01.20
So, yesterday I posted about how, looking at history, you could conclude that Obama was very Lincoln-like in his policy and his politics. I was intrigued, then, by a link on Drudge Report today about how Lincoln might not have been thrilled with an Obama presidency. I read the article by Leonard Pitts and while it started off good, he ended up in a massive contradiction that ruined the whole premise of the article. I was left wondering how in the world a Pulitzer Prize winning syndicated columnist could miss this. Here’s what I’m talking about:
Of course, Lincoln freed no slaves. That’s the myth. His Emancipation Proclamation was a military measure to demoralize and destabilize the rebellious South; it covered states he did not govern but did not apply in slaveholding states that remained under his jurisdiction.
This is a good recounting of the historical fact of Lincoln’s “emancipation”. It didn’t free a single slave, and Pitts is right to point that out. But, he then goes on to praise him for his obsession with the “Union”, and that’s where his logic gets all backwards:
We would be a very different nation, a lesser nation, without his political genius, his dogged faith in the unsundered Union, his refusal to accept less than Union…”
…
He also abhorred slavery. But he was willing to countenance it if doing so would have vindicated his primary goal: to save the Union.
For him, nothing mattered more. Lincoln held with an indefatigable fervor to the belief that there was something unique, something necessary to preserve, in the union of American states, this government of, by and for the people.
Do you see what I mean? He says that nothing mattered more to Lincoln than preserving the Union, because he believed in government “of, by and for the people.” How in God’s name can you have a government “of” and “by” the people when those people don’t want to be governed by you anymore?
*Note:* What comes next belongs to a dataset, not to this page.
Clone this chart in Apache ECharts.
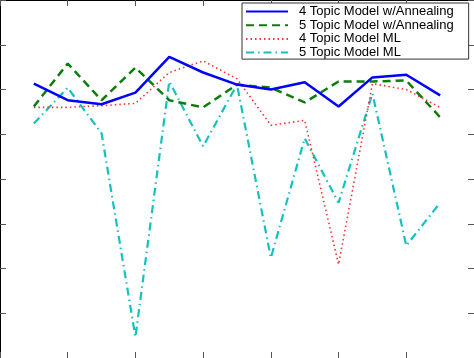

Preserving the Union was only an issue precisely because those in the Southern states no longer consented to participating in governing, or being governed by, the Union. What Lincoln preserved wasn’t government of the people. No, he created government over the people. Therefore, I must once again pull out Jefferson and the Declaration of Independence:
“Governments are instituted among Men, deriving their just powers from the consent of the governed, — That whenever any Form of Government becomes destructive of these ends, it is the Right of the People to alter or to abolish it, and to institute new Government”
Less than one hundred years later, Lincoln might as well have been lighting Pacific Railroad cigars with a rolled up Declaration of Independence.